Second, you want to determine a time horizon. Are you looking at holding bonds for the short-term or the long-term? By going short-term, you protect against a decline in bond prices, but you lose out on annual yield and any appreciable gain in principal.

Because bonds are a promise to pay a set amount of principal at a given time, the further away that time is, the less money the bond will sell for because there is more opportunity a company may default. So if you have two bonds for $100 each but one pays 10 years from now and the other pays 5 years from now, the bond paying in 5 years will sell for closer to $100 than the 10 year note.
Without further ado, here are the types of specific bond issues available to the investor:

Series E&H: These are sold for less than the face value and appreciate TO that value over time. H bonds pay a semi-annual interest rate until the time for the bond expires and the investor then redeems the bond for its face value. E bonds can be cashed in at any time for whatever their value is at that time. These are both TAXABLE.

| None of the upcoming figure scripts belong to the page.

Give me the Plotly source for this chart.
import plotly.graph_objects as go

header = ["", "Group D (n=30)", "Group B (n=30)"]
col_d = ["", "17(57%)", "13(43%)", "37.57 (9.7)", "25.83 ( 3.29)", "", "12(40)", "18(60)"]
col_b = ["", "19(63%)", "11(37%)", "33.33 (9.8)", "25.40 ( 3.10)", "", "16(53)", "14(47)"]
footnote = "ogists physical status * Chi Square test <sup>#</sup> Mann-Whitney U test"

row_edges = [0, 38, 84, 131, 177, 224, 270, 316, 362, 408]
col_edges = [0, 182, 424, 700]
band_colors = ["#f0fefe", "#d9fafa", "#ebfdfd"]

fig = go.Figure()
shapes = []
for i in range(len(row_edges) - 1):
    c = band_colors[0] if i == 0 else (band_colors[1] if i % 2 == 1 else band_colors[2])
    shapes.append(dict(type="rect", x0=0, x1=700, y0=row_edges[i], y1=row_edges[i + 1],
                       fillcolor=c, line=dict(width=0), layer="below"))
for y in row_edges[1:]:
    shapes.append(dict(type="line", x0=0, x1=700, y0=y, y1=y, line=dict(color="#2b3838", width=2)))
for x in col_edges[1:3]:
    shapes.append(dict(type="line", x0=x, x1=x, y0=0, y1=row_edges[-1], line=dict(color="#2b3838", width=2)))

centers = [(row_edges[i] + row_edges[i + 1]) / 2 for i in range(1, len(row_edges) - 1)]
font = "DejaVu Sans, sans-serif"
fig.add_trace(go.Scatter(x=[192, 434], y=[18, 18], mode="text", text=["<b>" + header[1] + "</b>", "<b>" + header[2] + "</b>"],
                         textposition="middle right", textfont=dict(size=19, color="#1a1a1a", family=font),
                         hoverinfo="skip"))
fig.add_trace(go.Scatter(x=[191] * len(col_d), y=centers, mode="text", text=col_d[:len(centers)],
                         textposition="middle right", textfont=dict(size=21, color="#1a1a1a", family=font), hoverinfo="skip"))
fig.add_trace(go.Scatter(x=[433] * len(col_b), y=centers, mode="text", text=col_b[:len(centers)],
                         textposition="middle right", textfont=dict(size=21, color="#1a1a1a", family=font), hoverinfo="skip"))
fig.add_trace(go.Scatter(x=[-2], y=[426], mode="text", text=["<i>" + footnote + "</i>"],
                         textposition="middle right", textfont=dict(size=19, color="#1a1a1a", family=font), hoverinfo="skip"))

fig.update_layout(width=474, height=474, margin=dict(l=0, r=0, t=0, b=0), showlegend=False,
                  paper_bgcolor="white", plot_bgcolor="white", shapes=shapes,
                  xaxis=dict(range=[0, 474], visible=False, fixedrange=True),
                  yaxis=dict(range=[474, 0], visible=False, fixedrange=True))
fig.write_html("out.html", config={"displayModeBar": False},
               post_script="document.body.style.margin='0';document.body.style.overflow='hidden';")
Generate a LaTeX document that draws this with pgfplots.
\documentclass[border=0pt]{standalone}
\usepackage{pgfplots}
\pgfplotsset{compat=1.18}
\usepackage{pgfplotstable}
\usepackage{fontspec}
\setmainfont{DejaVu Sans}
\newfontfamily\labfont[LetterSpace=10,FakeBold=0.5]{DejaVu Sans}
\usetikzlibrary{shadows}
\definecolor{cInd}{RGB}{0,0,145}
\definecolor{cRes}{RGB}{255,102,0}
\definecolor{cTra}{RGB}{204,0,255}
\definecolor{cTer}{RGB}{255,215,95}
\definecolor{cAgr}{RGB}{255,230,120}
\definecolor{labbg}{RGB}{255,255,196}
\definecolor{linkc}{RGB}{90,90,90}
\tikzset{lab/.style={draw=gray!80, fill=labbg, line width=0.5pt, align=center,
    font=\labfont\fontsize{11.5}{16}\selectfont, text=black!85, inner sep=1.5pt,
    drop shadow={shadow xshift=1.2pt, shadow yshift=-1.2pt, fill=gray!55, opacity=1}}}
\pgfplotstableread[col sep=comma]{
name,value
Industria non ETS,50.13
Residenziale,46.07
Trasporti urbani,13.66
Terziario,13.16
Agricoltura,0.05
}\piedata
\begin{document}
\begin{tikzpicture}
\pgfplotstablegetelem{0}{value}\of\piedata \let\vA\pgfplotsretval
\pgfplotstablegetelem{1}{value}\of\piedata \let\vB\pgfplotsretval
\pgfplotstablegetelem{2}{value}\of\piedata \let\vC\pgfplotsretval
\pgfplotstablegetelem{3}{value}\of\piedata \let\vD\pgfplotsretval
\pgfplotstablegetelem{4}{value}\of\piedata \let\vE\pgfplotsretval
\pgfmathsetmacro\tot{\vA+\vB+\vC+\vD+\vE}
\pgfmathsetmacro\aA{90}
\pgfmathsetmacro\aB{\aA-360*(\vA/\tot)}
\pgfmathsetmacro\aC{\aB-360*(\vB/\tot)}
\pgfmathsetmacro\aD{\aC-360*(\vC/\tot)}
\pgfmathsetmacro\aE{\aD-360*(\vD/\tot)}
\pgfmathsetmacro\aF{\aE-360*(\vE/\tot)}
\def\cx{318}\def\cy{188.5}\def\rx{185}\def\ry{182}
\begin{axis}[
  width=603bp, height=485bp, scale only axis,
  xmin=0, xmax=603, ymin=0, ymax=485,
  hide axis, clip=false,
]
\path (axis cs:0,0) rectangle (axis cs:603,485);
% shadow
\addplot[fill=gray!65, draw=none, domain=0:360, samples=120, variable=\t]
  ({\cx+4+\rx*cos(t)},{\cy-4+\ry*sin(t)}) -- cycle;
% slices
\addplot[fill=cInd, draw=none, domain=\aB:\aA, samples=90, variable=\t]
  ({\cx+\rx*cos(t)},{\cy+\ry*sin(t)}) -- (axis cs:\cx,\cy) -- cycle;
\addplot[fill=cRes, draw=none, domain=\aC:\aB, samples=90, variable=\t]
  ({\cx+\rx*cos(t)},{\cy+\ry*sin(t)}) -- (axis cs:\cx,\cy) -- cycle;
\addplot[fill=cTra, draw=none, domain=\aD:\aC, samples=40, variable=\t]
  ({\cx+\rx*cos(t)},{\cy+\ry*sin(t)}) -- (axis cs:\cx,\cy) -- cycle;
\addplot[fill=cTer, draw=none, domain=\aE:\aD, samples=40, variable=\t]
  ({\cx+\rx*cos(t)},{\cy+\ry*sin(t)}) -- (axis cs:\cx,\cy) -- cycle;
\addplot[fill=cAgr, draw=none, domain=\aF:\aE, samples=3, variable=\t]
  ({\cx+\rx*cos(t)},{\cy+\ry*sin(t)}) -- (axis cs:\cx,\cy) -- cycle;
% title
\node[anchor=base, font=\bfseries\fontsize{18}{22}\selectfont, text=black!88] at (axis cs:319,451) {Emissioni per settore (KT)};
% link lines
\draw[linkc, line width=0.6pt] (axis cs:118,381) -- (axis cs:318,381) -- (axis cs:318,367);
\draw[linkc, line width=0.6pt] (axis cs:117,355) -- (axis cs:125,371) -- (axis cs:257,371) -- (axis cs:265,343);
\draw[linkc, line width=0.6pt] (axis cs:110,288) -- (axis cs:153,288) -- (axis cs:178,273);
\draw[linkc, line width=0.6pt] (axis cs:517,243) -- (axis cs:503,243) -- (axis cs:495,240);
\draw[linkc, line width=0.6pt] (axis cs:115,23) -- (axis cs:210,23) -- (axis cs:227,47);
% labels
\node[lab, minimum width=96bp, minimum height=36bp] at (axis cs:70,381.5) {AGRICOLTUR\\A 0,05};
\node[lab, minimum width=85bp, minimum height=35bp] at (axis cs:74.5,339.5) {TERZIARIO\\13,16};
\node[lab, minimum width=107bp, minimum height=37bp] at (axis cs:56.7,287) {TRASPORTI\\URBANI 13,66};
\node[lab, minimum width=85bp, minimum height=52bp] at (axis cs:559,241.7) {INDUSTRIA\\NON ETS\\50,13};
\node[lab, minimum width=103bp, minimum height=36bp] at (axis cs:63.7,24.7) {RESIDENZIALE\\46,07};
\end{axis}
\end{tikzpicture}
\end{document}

State and Municipal Bonds: These are more risky than federal bonds because cities and states can default on bonds but are still worth looking at the ratings. These can also be referred to as "muni's" short for "municipal" bonds. These are TAX FREE for federal taxes, and depending on the state, TAXABLE for state tax.

Corporate Bonds: These are subject to state AND federal tax. They provide the highest yield in the bond world, but you have to remember some of that return is reduced by the tax burden.

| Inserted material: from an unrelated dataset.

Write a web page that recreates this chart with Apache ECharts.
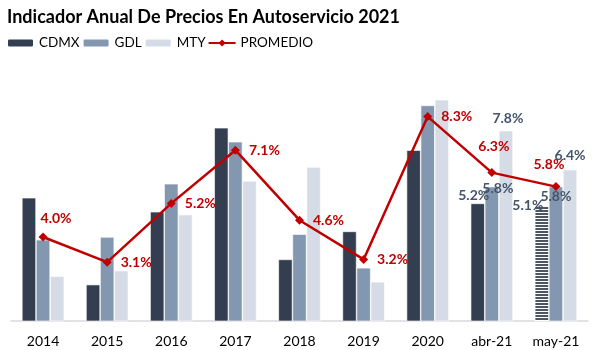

Other high-yield bonds: These are sometimes referred to as "junk" bonds. They are issued by companies and organizations with lower credit ratings. Because these are riskier, they must offer higher interest rates to entice investors to choose them over safer bonds with lower rates. Typically, you want to STAY AWAY from these. Sure, the high rate may be enticing, but you could end up holding worthless paper if they default. One exception to this rule is if you are buying into a mutual fund specializing in these types of bonds... just make sure they are well diversified.

Savings deposits in lieu of bonds: If bank rates are comparable to short-term bonds, a savings account may essentially be the same thing as investing in bonds.

Some investors may also look at preferred stocks (stocks that offer first payment on dividends) but unlike bonds, these don't guarantee a safety of principal like bonds do.

As with any investment strategy, be sure to diversify! If you decide corporate bonds are the way to go, then make sure you have bonds that represent the market. Either the S&P 500 or the DJIA. There are also several funds you can find that can be an instant way to diversify with bonds for your investment portfolio.